June 2022 News
I'm thrilled that I've been selected as one of six composers from around the world to be part of the INK STILL WET Composer/Conductor Workshop at the Grafenegg Festival in Austria! This incredible workshop gives me the opportunity to travel to Austria in late August where I will get to workshop a new orchestra piece of mine and conduct the premiere of it myself (!) with the Tonkünstler Orchester, one of Austria's top professional orchestras! I also got to attend the first part of the workshop virtually in March where I worked with acclaimed composer Georg Friedrich Haas and conductor Baldur Brönnimann. Now it's time to work on my conducting and German this summer!
In January, I found out that my choral setting of The Wayfaring Stranger for Solo Female Voice and SSAA Choir won the 2021 Gregg Smith Choral Competition at Syracuse University! The work was then premiered in April beautifully at Syracuse by the Crouse Chorale, conducted by Wendy Moy, with Mary Tehan doing a beautiful job as the soloist.
In 2014, pianist Christopher Janwong McKiggan commissioned me to write a piece for his "Resonance of Hope" project which paired composers from countries in conflict with each other to create piano works based on folk songs from their partner's country.

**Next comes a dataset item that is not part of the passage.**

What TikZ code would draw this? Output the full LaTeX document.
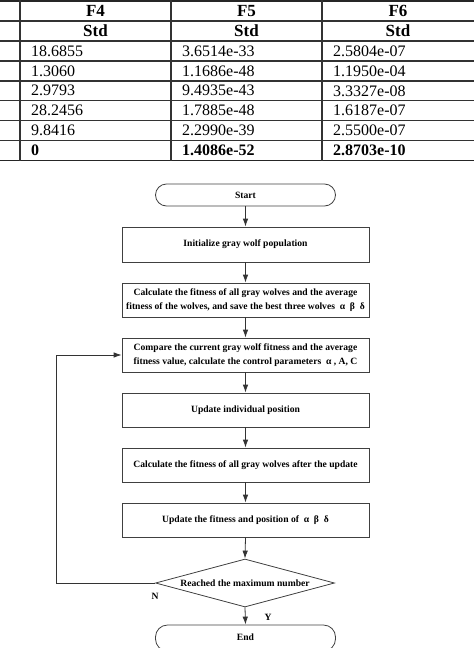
\documentclass[tikz,border=0pt]{standalone}
\usepackage{fontspec}
\setmainfont{Liberation Serif}
\usetikzlibrary{shapes.geometric,arrows.meta}
\begin{document}
\begin{tikzpicture}[x=1pt,y=-1pt,
  tline/.style={draw=black!80,line width=1.1pt},
  hdr/.style={font=\fontsize{17}{17}\selectfont\bfseries,inner sep=0pt},
  cell/.style={font=\fontsize{16}{16}\selectfont,inner sep=0pt,anchor=west},
  bcell/.style={cell,font=\fontsize{16}{16}\selectfont\bfseries},
  fbox/.style={draw=black!75,line width=0.8pt,minimum width=247pt,minimum height=34pt,inner sep=0pt,
    font=\fontsize{9.6}{13.5}\selectfont\bfseries,align=center},
  term/.style={draw=black!75,line width=0.8pt,minimum width=180pt,minimum height=22pt,inner sep=0pt,
    rounded corners=11pt,font=\fontsize{9.6}{12}\selectfont\bfseries},
  dec/.style={draw=black!75,line width=0.8pt,shape=diamond,minimum width=179pt,minimum height=48pt,
    inner sep=0pt},
  arr/.style={draw=black!80,line width=0.8pt,-{Latex[length=8pt,width=5.5pt]}},
  lbl/.style={font=\fontsize{9.6}{12}\selectfont\bfseries,inner sep=0pt}]
\useasboundingbox (0,0) rectangle (474,648);
% ---------- table ----------
\draw[draw=black!85,line width=2pt] (0,1) -- (474,1);
\foreach \y in {21,41,61,81,100.5,120.5,140.5} \draw[tline] (0,\y) -- (474,\y);
\draw[draw=black!85,line width=1.5pt] (0,160.5) -- (474,160.5);
\foreach \x in {20,171,322} \draw[tline] (\x,0) -- (\x,160.5);
\node[hdr] (h1) at (95.5,11) {F4};
\node[hdr] (h2) at (246.5,11) {F5};
\node[hdr] (h3) at (398,11) {F6};
\node[hdr] (s1) at (95.5,31) {Std};
\node[hdr] (s2) at (246.5,31) {Std};
\node[hdr] (s3) at (398,31) {Std};
\node[cell] (a1) at (31,51) {18.6855};
\node[cell] (a2) at (31,71) {1.3060};
\node[cell] (a3) at (31,90.8) {2.9793};
\node[cell] (a4) at (31,110.5) {28.2456};
\node[cell] (a5) at (31,130.5) {9.8416};
\node[bcell] (a6) at (31,150.5) {0};
\node[cell] (b1c) at (182,51) {3.6514e-33};
\node[cell] (b2c) at (182,71) {1.1686e-48};
\node[cell] (b3c) at (182,90.8) {9.4935e-43};
\node[cell] (b4c) at (182,110.5) {1.7885e-48};
\node[cell] (b5c) at (182,130.5) {2.2990e-39};
\node[bcell] (b6c) at (182,150.5) {1.4086e-52};
\node[cell] (c1) at (333,51) {2.5804e-07};
\node[cell] (c2) at (333,71) {1.1950e-04};
\node[cell] (c3) at (333,90.8) {3.3327e-08};
\node[cell] (c4) at (333,110.5) {1.6187e-07};
\node[cell] (c5) at (333,130.5) {2.5500e-07};
\node[bcell] (c6) at (333,150.5) {2.8703e-10};
% ---------- flowchart ----------
\node[term] (start) at (245.5,195) {Start};
\node[fbox,minimum height=35pt] (n1) at (245.5,244.5) {Initialize gray wolf population};
\node[fbox] (n2) at (245.5,300) {Calculate the fitness of all gray wolves and the average\\fitness of the wolves, and save the best three wolves \ α\ \ β\ \ δ};
\node[fbox] (n3) at (245.5,355) {Compare the current gray wolf fitness and the average\\fitness value, calculate the control parameters \ α\ ,\ A,\ C};
\node[fbox] (n4) at (245.5,410) {Update individual position};
\node[fbox] (n5) at (245.5,465) {Calculate the fitness of all gray wolves after the update};
\node[fbox] (n6) at (245.5,520) {Update the fitness and position of \ α\ \ β\ \ δ};
\node[dec,label={[lbl]center:Reached the maximum number}] (dia) at (245,583) {};
\node[term,minimum height=26pt,rounded corners=12pt,text depth=0pt] (end) at (245.5,638) {\raisebox{2pt}{End}};
\coordinate (lp) at (56,583);
\draw[arr] (start) -- (n1);
\draw[arr] (n1) -- (n2);
\draw[arr] (n2) -- (n3);
\draw[arr] (n3) -- (n4);
\draw[arr] (n4) -- (n5);
\draw[arr] (n5) -- (n6);
\draw[arr] (n6.south) -- (dia.north);
\draw[arr] (dia.south) -- (end.north);
\draw[arr] (dia.west) -- (lp) |- (n3.west);
\node[lbl] (nl) at (155,596) {N};
\node[lbl] (yl) at (268,617) {Y};
\end{tikzpicture}
\end{document}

I was paired with pianist and composer Cheol-Woong Kim who grew up in (and later escaped) North Korea. He sent me a song called "Sound of Cowbell" (I sent him "Go Tell Aunt Rhody") and I had a great time writing an incredibly virtuosic rhapsody on the tune that Chris tackled masterfully. I'm so glad his amazing recording of it has finally been released on the Sheva Collection label, have a listen!
In April (quite appropriately), the Eastman Wind Ensemble conducted by Mark Davis Scatterday premiered my arrangement of John Foulds' masterpiece April-England. I've loved this piece ever since I first heard it, and I hope that many more wind ensembles will play it and get to know Foulds' wonderful music.
In March, I traveled to Syracuse to perform my Three Love Songs for Voice and Piano with soprano Jazmine Saunders (who is headed to Juilliard for graduate school next year!) at the College Music Society's Northeast Region Conference at Onodaga Community College. I was surprised and delighted that our performance received the Elliott Schwartz Composition Prize as well.
In a single day last summer, I got inspired to make a choral version of the first of the love songs, My Love It Should Be Silent, in which I explored a bit of singing with non-word syllables a la pop a cappella music. I was fortunate that the Eastman Chorale was able to premiere the work last month and that it has been selected by the spectacular Polish vocal group Vocore from out of almost 500 submitted works to their call for scores to be performed by the group next year!
For the past three years, I've had the privilege of singing in the Schola Cantorum of Christ Church, a wonderful choir in Rochester that sings mostly renaissance music for weekly compline services in candlelight. For my last performance with the group, I was pleased that we premiered my new Te Lucis Ante Terminum, a prayer of protection during the night.
In February, the ONIX Ensamble, who premiered my piece Rock Hill in Mexico last November, also released a video recording they made of the piece. Check out their stunning performance!
But all of these pale in comparison to the two biggest events of the last several months. Firstly, I completed my dissertation and graduated with my PhD from the Eastman School of Music last month! My dissertation was in two parts and explored Martin Luther King Jr.'s nonviolence philosophy in the realms of composition and music education. I composed a 12-minute work for orchestral winds entitled Where Do We Go from Here: Chaos or Beloved Community? which portrays King's ideal of "Beloved Community" is Martin Luther King Jr.'s vision of the ideal society musically by uniting different groups of instruments, each performing in a different musical style, into one harmonious texture while retaining their diverse identities. (The piece also won Eastman's Wayne Barlow Prize for composition this year!) My dissertation paper was entitled Enhancing the Social Justice Outcomes of El Sistema-inspired Programs by Integrating Kingian Nonviolence (which I just presented at the ARTs + Change Virtual Conference last week hosted by the University of Rochester.) The final tally was:
70 pages and 19,023 notes for the composition!
126 pages and 31,037 words for the paper!
But even bigger news than that was the fact that Diane and I welcomed our son, Theron, to the world in February. He decided to arrived about a month before his due date, which we think must be because he likes the number 2; he was born on Tuesday ("Twos-day"), 2/2/22 at 1:38am (which happens to be 22 minutes before 2am)! Despite technically being considered premature, he's had almost no health issues and is now a happy and healthy 3-month-old!